__Records with drawing code__:
══════════
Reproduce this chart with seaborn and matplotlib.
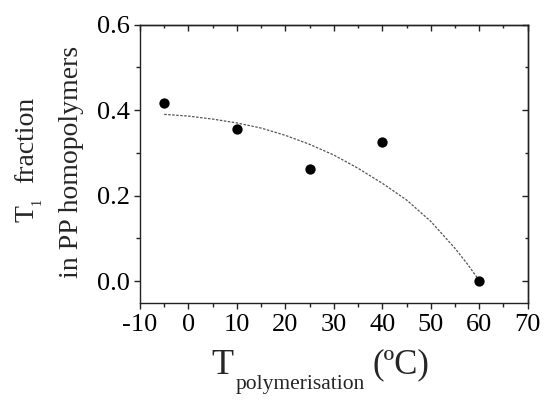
import matplotlib
matplotlib.use("Agg")
import matplotlib.pyplot as plt
import seaborn as sns
import pandas as pd
from matplotlib.ticker import MultipleLocator

# data
temp_points = [-5, 10, 25, 40, 60]
fraction_points = [0.416, 0.357, 0.263, 0.326, 0.0]

curve_temp = [-5, 0, 5, 10, 15, 20, 25, 30, 35, 40, 45, 50, 55, 57.5, 60]
curve_fraction = [0.390, 0.386, 0.379, 0.370, 0.358, 0.341, 0.320, 0.295,
                  0.264, 0.229, 0.190, 0.140, 0.077, 0.041, 0.002]

x_ticks = [-10, 0, 10, 20, 30, 40, 50, 60, 70]
y_ticks = [0.0, 0.2, 0.4, 0.6]

sns.set_theme(style="ticks")
plt.rcParams["font.family"] = ["Liberation Serif", "DejaVu Serif"]

pts = pd.DataFrame({"T": temp_points, "f": fraction_points})
crv = pd.DataFrame({"T": curve_temp, "f": curve_fraction})

W, H = 550, 403
fig = plt.figure(figsize=(5.5, 4.03), dpi=100)
ax = fig.add_axes([0.2545, 0.2489, 0.705, 0.6903])

sns.lineplot(data=crv, x="T", y="f", ax=ax, color="#555555", lw=0.9,
             linestyle=(0, (2, 1.2)), sort=False, estimator=None)
sns.scatterplot(data=pts, x="T", y="f", ax=ax, color="black", s=55,
                edgecolor="black", linewidth=0, zorder=3)

ax.set_xlim(-10, 70)
ax.set_ylim(-0.05, 0.6)
ax.set_xticks(x_ticks)
ax.set_yticks(y_ticks)
ax.set_xticklabels([str(v) for v in x_ticks])
ax.set_yticklabels([f"{v:.1f}" for v in y_ticks])
ax.xaxis.set_minor_locator(MultipleLocator(5))
ax.yaxis.set_minor_locator(MultipleLocator(0.1))
ax.set_xlabel("")
ax.set_ylabel("")

for sp in ax.spines.values():
    sp.set_visible(True)
    sp.set_linewidth(1.0)
    sp.set_color("#222222")

ax.tick_params(axis="both", which="major", direction="out", length=4.5,
               width=1.0, labelsize=19, colors="#222222", labelcolor="black")
ax.tick_params(axis="both", which="minor", direction="out", length=2.8,
               width=1.0, colors="#222222")
ax.tick_params(axis="x", which="major", pad=4)
ax.tick_params(axis="y", which="major", pad=3)

secx = ax.secondary_xaxis("top")
secx.set_xticks(x_ticks)
secx.xaxis.set_minor_locator(MultipleLocator(5))
secx.tick_params(which="major", direction="in", length=4, width=1.0,
                 labeltop=False, colors="#222222")
secx.tick_params(which="minor", direction="in", length=2.5, width=1.0,
                 colors="#222222")
secx.spines["top"].set_linewidth(1.0)

secy = ax.secondary_yaxis("right")
secy.set_yticks(y_ticks)
secy.yaxis.set_minor_locator(MultipleLocator(0.1))
secy.tick_params(which="major", direction="in", length=4, width=1.0,
                 labelright=False, colors="#222222")
secy.tick_params(which="minor", direction="in", length=2.5, width=1.0,
                 colors="#222222")
secy.spines["right"].set_linewidth(1.0)

# x label built from pieces: T, lowered subscript, unit
fig.text(211 / W, 1 - 374 / H, "T", fontsize=26, ha="left", va="baseline")
fig.text(236 / W, 1 - 389 / H, "polymerisation", fontsize=15.5,
         ha="left", va="baseline")
fig.text(373 / W, 1 - 373.5 / H, "(ºC)", fontsize=25, ha="left",
         va="baseline")

# y label line 1 built from pieces: T, small lowered 1, "fraction"
rot = dict(rotation=90, rotation_mode="anchor", ha="left", va="baseline")
fig.text(33 / W, 1 - 222 / H, "T", fontsize=20, **rot)
fig.text(41 / W, 1 - 205 / H, "1", fontsize=10, **rot)
fig.text(33 / W, 1 - 183 / H, "fraction", fontsize=20, **rot)
# y label line 2
fig.text(78 / W, 1 - 161.5 / H, "in PP homopolymers",
         fontsize=20, rotation=90, rotation_mode="anchor",
         ha="center", va="baseline")

fig.savefig("out.png", dpi=100)
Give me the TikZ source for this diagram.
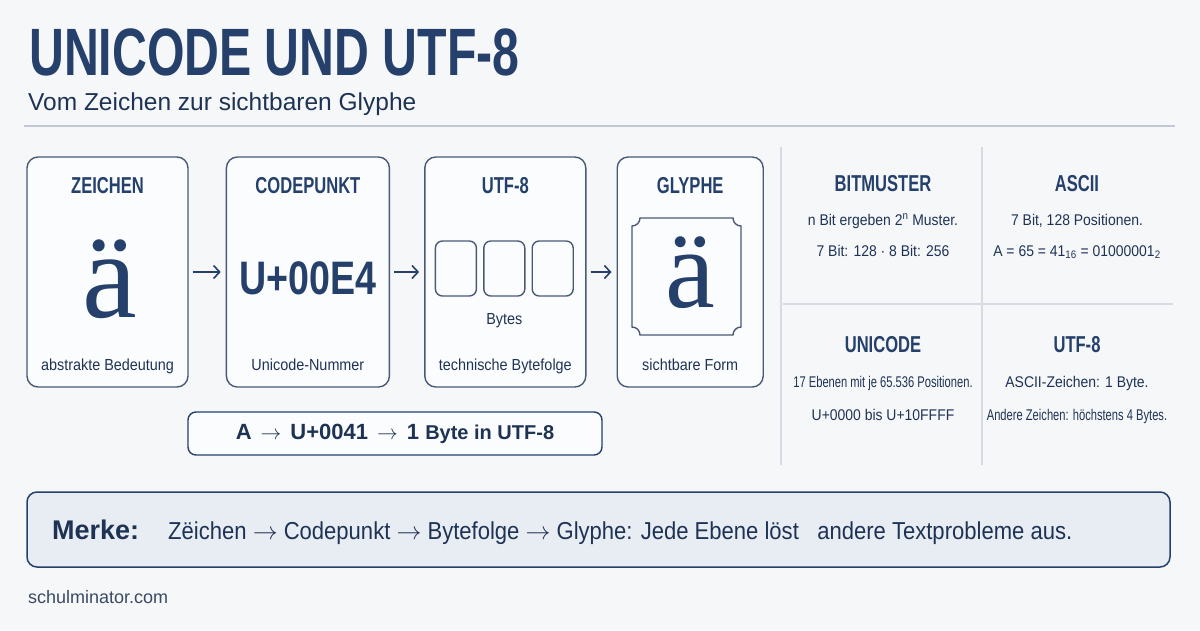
══════════
Begin with the first line of the entries above and write out each line exactly, ending with the line containing "fraction_points = [0.416, 0.357, 0.263, 0.326, 0.0]". Leave out pictures.

__Complete answer__:
Reproduce this chart with seaborn and matplotlib.
import matplotlib
matplotlib.use("Agg")
import matplotlib.pyplot as plt
import seaborn as sns
import pandas as pd
from matplotlib.ticker import MultipleLocator

# data
temp_points = [-5, 10, 25, 40, 60]
fraction_points = [0.416, 0.357, 0.263, 0.326, 0.0]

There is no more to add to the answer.